日本の今日の悲惨としかいいようのない現実を変えてゆくには、生活に根ざした新しい運動が政治的な力をもたねばならない。
まことの神道の教えに反するアベ政治ということは、一般的には認識されていない。しかし、今後ますます日本が没落してゆくなかで、なぜここに至ったのかを問う声は大きくなり、日本近代と国家神道の虚偽、それに操られるアベ政治への認識は必ず多くの人々のものになる。
私は、日本主義とは、里のことわりにもとづく世を生み出し生きんとすることであると考える。根のある変革思想とそれにもとづく行動である。日本主義を再び人民の手にとりもどし、次の時代をひらくために、なし得ることをすることが、いま歴史が求めることである。
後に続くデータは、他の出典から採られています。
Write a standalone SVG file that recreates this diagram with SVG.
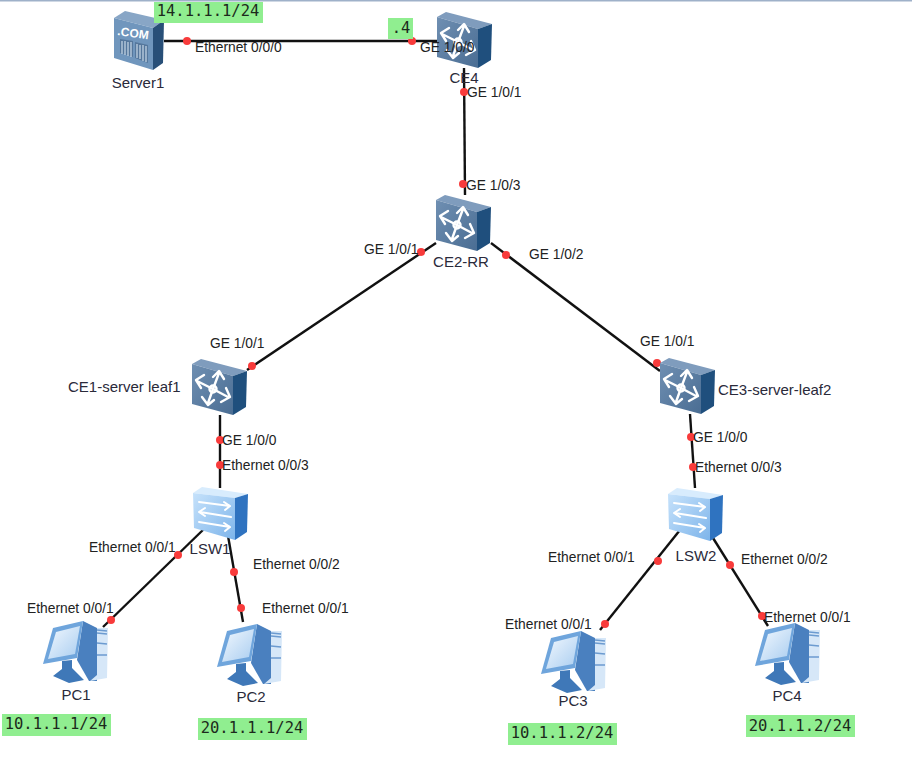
<svg xmlns="http://www.w3.org/2000/svg" width="912" height="757" viewBox="0 0 912 757">
<style>
text{font-family:"Liberation Sans",Arial,sans-serif;font-size:13.8px;fill:#222}
.nm{font-size:15px;fill:#2a2a3a;text-anchor:middle}
.ip{font-family:"DejaVu Sans Mono",monospace;font-size:15.5px;fill:#1c2a1c;text-anchor:middle}
.bg{fill:#90ee90}
.ln{stroke:#111;stroke-width:2.4;fill:none}
.dot{fill:#f83b3b}
.w{stroke:#fff;stroke-width:2;fill:none;stroke-linecap:round;stroke-linejoin:round}
</style>
<defs>
<linearGradient id="rf" x1="0" y1="0" x2="1" y2="1"><stop offset="0" stop-color="#6f8fb2"/><stop offset="1" stop-color="#4a6d93"/></linearGradient>
<linearGradient id="sf" x1="0" y1="0" x2="1" y2="1"><stop offset="0" stop-color="#c6e2fb"/><stop offset="1" stop-color="#7db4ea"/></linearGradient>
<linearGradient id="pf" x1="0" y1="0" x2="1" y2="1"><stop offset="0" stop-color="#f2f8fe"/><stop offset="1" stop-color="#a9cdf0"/></linearGradient>
<symbol id="router" overflow="visible">
<path d="M0 5L9 0L55 12L41 17Z" fill="#7f9cbd"/>
<path d="M0 5L41 17V56L0 45Z" fill="url(#rf)"/>
<path d="M41 17L55 12L54 48L41 56Z" fill="#1f4f7d"/>
<g class="w" style="stroke-width:2.4"><path d="M21 30L27 14M21 18L27 12L32 20"/><path d="M21 30L5 22M12 16L4 21L9 29"/><path d="M21 30L16 44M10 38L16 46L22 41"/><path d="M21 30L36 38M29 43L38 38L34 29"/><circle cx="21" cy="30" r="3.5"/></g>
</symbol>
<symbol id="switch" overflow="visible">
<path d="M0 6L9 0L55 7L42 11Z" fill="#d8ecfd"/>
<path d="M0 6L42 11V53L1 41Z" fill="url(#sf)"/>
<path d="M42 11L55 7L54 45L42 53Z" fill="#2f73c0"/>
<g class="w"><path d="M6 15L37 19M31 15L37 19L32 23"/><path d="M38 30L7 25M12 21L6 25L12 29"/><path d="M6 35L37 40M31 36L37 40L32 44"/></g>
</symbol>
<symbol id="server" overflow="visible">
<path d="M0 7L11 0L50 9L39 17Z" fill="#88a6c6"/>
<path d="M0 7L39 17V59L0 47Z" fill="#7096bd"/>
<path d="M39 17L50 9L49 52L39 59Z" fill="#284f78"/>
<path d="M6 28L19 30V46L6 42Z M21 31L34 34V52L21 47Z" fill="#55779c"/>
<path d="M8 30V43M11 30V44M14 31V45M17 31V46M23 33V47M26 34V48M29 34V50M32 35V51" stroke="#c9d9e8" stroke-width="1.2" fill="none"/>
<text x="3" y="24" transform="rotate(8 3 24)" style="font-size:12px;font-weight:bold;fill:#fff">.COM</text>
</symbol>
<symbol id="pc" overflow="visible">
<path d="M40 1L54 8V61L46 61L34 40Z" fill="#4a80bf"/>
<path d="M10 8L40 1L34 38L0 44Z" fill="#6fa5dc"/>
<path d="M13 12L37 6L32 34L5 39Z" fill="url(#pf)"/>
<path d="M19 41L29 40L29 48L41 60L26 63L10 56L19 49Z" fill="#3f78b8"/>
<path d="M54 8H65L64 58L47 61L54 55Z" fill="#d6e7f8"/>
<path d="M54 10L64 11M54 13L64 14M54 23L64 24M54 35L64 35" stroke="#6c9bd0" stroke-width="1.3" fill="none"/>
</symbol>
</defs>
<rect width="912" height="757" fill="#fff"/>
<rect width="912" height="1.5" fill="#9fb1c9"/>
<g id="connectors">
<path class="ln" d="M164 41L300 41L437 41"/>
<path class="ln" d="M464 68L465 195"/>
<path class="ln" d="M436 243L247 370"/>
<path class="ln" d="M491 243L660 371"/>
<path class="ln" d="M220 415V488"/>
<path class="ln" d="M690 414L695 488"/>
<path class="ln" d="M205 528L103 627"/>
<path class="ln" d="M227 530L243 622"/>
<path class="ln" d="M680 530L600 630"/>
<path class="ln" d="M708 530L768 626"/>
<g class="dot">
<circle cx="187" cy="41" r="4"/><circle cx="412" cy="41" r="4"/>
<circle cx="464" cy="92" r="4"/><circle cx="463" cy="184" r="4"/>
<circle cx="421" cy="252" r="4"/><circle cx="252" cy="366" r="4"/>
<circle cx="506" cy="255" r="4"/><circle cx="657" cy="363" r="4"/>
<circle cx="220" cy="440" r="4"/><circle cx="220" cy="465" r="4"/>
<circle cx="691" cy="437" r="4"/><circle cx="693" cy="467" r="4"/>
<circle cx="178" cy="555" r="4"/><circle cx="111" cy="620" r="4"/>
<circle cx="234" cy="572" r="4"/><circle cx="241" cy="608" r="4"/>
<circle cx="658" cy="561" r="4"/><circle cx="605" cy="624" r="4"/>
<circle cx="730" cy="565" r="4"/><circle cx="762" cy="616" r="4"/>
</g>
</g>
<g id="Server1"><use href="#server" x="114" y="11"/><text class="nm" x="138" y="88">Server1</text></g>
<g id="CE4"><use href="#router" x="437" y="12"/><text class="nm" x="464" y="83">CE4</text></g>
<g id="CE2-RR"><use href="#router" x="436" y="195"/><text class="nm" x="461" y="267">CE2-RR</text></g>
<g id="CE1"><use href="#router" x="192" y="359"/><text class="nm" x="68" y="392" style="text-anchor:start">CE1-server leaf1</text></g>
<g id="CE3"><use href="#router" x="660" y="358"/><text class="nm" x="718" y="395" style="text-anchor:start">CE3-server-leaf2</text></g>
<g id="LSW1"><use href="#switch" x="193" y="487"/><text class="nm" x="210" y="554">LSW1</text></g>
<g id="LSW2"><use href="#switch" x="668" y="488"/><text class="nm" x="696" y="561">LSW2</text></g>
<g id="PC1"><use href="#pc" x="43" y="620"/><text class="nm" x="76" y="700">PC1</text></g>
<g id="PC2"><use href="#pc" x="217" y="623"/><text class="nm" x="251" y="702">PC2</text></g>
<g id="PC3"><use href="#pc" x="541" y="630"/><text class="nm" x="573" y="706">PC3</text></g>
<g id="PC4"><use href="#pc" x="755" y="622"/><text class="nm" x="787" y="701">PC4</text></g>
<g id="port-labels">
<text x="195" y="52">Ethernet 0/0/0</text>
<text x="420" y="52">GE 1/0/0</text>
<text x="467" y="97">GE 1/0/1</text>
<text x="466" y="190">GE 1/0/3</text>
<text x="364" y="254">GE 1/0/1</text>
<text x="529" y="259">GE 1/0/2</text>
<text x="210" y="348">GE 1/0/1</text>
<text x="640" y="346">GE 1/0/1</text>
<text x="222" y="445">GE 1/0/0</text>
<text x="222" y="470">Ethernet 0/0/3</text>
<text x="693" y="442">GE 1/0/0</text>
<text x="695" y="472">Ethernet 0/0/3</text>
<text x="89" y="552">Ethernet 0/0/1</text>
<text x="253" y="569">Ethernet 0/0/2</text>
<text x="27" y="613">Ethernet 0/0/1</text>
<text x="262" y="613">Ethernet 0/0/1</text>
<text x="548" y="562">Ethernet 0/0/1</text>
<text x="741" y="564">Ethernet 0/0/2</text>
<text x="505" y="629">Ethernet 0/0/1</text>
<text x="764" y="622">Ethernet 0/0/1</text>
</g>
<g id="ip-labels">
<rect class="bg" x="154" y="2" width="109" height="21"/><text class="ip" x="208" y="16">14.1.1.1/24</text>
<rect class="bg" x="388" y="18" width="25" height="21"/><text class="ip" x="401" y="33">.4</text>
<rect class="bg" x="2" y="714" width="109" height="22"/><text class="ip" x="56" y="729">10.1.1.1/24</text>
<rect class="bg" x="198" y="718" width="109" height="22"/><text class="ip" x="252" y="733">20.1.1.1/24</text>
<rect class="bg" x="508" y="723" width="109" height="22"/><text class="ip" x="562" y="738">10.1.1.2/24</text>
<rect class="bg" x="746" y="715" width="109" height="22"/><text class="ip" x="800" y="731">20.1.1.2/24</text>
</g>
</svg>
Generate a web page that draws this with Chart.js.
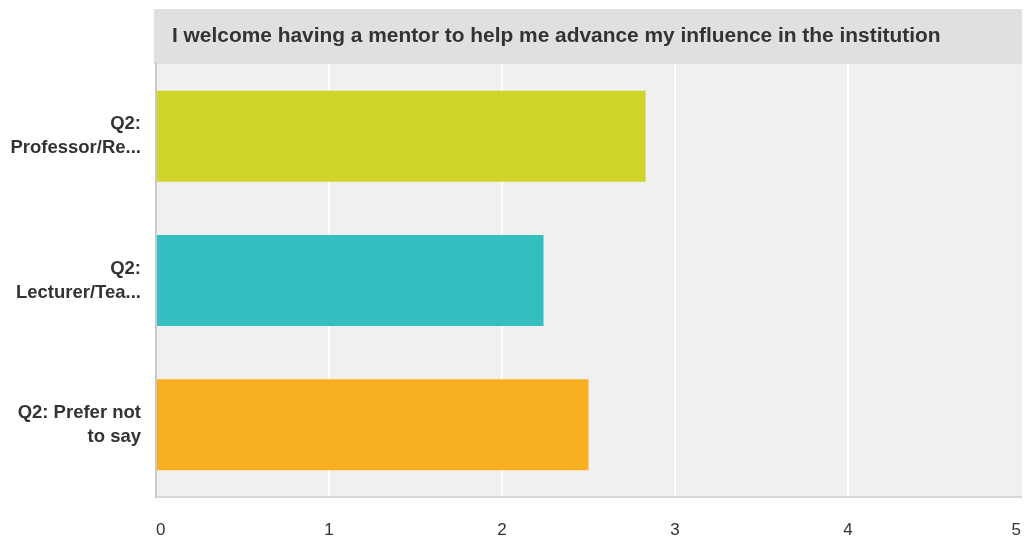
<!DOCTYPE html>
<html>
<head>
<meta charset="utf-8">
<script src="https://cdn.jsdelivr.net/npm/chart.js@4/dist/chart.umd.min.js"></script>
<style>
  html, body { margin: 0; padding: 0; background: #fff; }
  #wrap { width: 1026px; height: 543px; }
</style>
</head>
<body>
<div id="wrap"><canvas id="chart" width="1026" height="543"></canvas></div>
<script>
const chartTitle = "I welcome having a mentor to help me advance my influence in the institution";
const categories = [
  ["Q2:", "Professor/Re..."],
  ["Q2:", "Lecturer/Tea..."],
  ["Q2: Prefer not", "to say"]
];
const averages = [2.83, 2.24, 2.5];
const barColors = ["#d0d52a", "#34bec0", "#f8b021"];
const xTicks = [0, 1, 2, 3, 4, 5];

const textColor = "#333333";

// grey plot background and the title band above it
const backdrop = {
  id: "backdrop",
  beforeDraw(chart) {
    const { ctx, chartArea } = chart;
    ctx.save();
    ctx.fillStyle = "#f0f0f0";
    ctx.fillRect(chartArea.left, chartArea.top, chartArea.right - chartArea.left + 1, chartArea.bottom - chartArea.top);
    ctx.fillStyle = "#e0e0e0";
    ctx.fillRect(chartArea.left - 2, 9, chartArea.right - chartArea.left + 3, chartArea.top - 9);
    ctx.fillStyle = textColor;
    ctx.font = "bold 20.9px 'Liberation Sans', Arial, sans-serif";
    ctx.textBaseline = "alphabetic";
    ctx.fillText(chartTitle, chartArea.left + 16, 42);
    ctx.restore();
  }
};

new Chart(document.getElementById("chart").getContext("2d"), {
  type: "bar",
  data: {
    labels: categories,
    datasets: [{
      data: averages,
      backgroundColor: barColors,
      barPercentage: 0.63,
      categoryPercentage: 1
    }]
  },
  options: {
    indexAxis: "y",
    responsive: false,
    animation: false,
    layout: { padding: { top: 64, right: 5, bottom: 0, left: 0 } },
    plugins: { legend: { display: false }, tooltip: { enabled: false } },
    scales: {
      x: {
        min: 0,
        max: 5,
        afterBuildTicks(scale) { scale.ticks = xTicks.map(v => ({ value: v })); },
        afterFit(scale) {
          scale.height = 46;
          // end labels sit inside the axis, so no extra side padding
          scale.paddingLeft = 0;
          scale.paddingRight = 0;
        },
        grid: {
          color: c => (c.tick && c.tick.value > 0 && c.tick.value < 5) ? "#ffffff" : "rgba(0,0,0,0)",
          lineWidth: 2,
          drawTicks: false
        },
        border: { color: "#d9d9d9", width: 2 },
        ticks: {
          align: "inner",
          padding: 23,
          color: textColor,
          font: { family: "'Liberation Sans', Arial, sans-serif", size: 17 }
        }
      },
      y: {
        afterFit(scale) { scale.width = 156; },
        grid: { display: false, drawTicks: false },
        border: { color: "#c8c8c8", width: 2 },
        ticks: {
          padding: 15,
          color: textColor,
          font: { family: "'Liberation Sans', Arial, sans-serif", size: 18.5, weight: "bold", lineHeight: 1.3 }
        }
      }
    }
  },
  plugins: [backdrop]
});
</script>
</body>
</html>
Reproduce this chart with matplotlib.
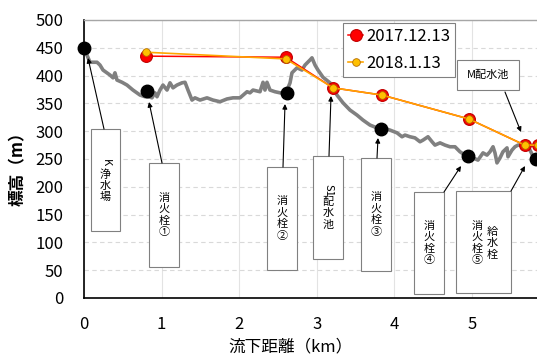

それはまた、帝国アメリカの崩壊に備え、その後の世界をどのように構成してゆくのかという課題と重なる。今日の日本では、このような議論はあまりなされてはいない。が、非西洋で最初に資本主義の世となった日本には、その経験をふまえて提言しうることが多々ある。その歴史的責任がある。それをなし得る政治をうち立てねばならない。
このような課題に取り組むことが、平成後の選択肢の一つであり、私はその道以外にはありえないと考える。
これらのことが、選択しようとするもののなかで大いに議論されることを願っている。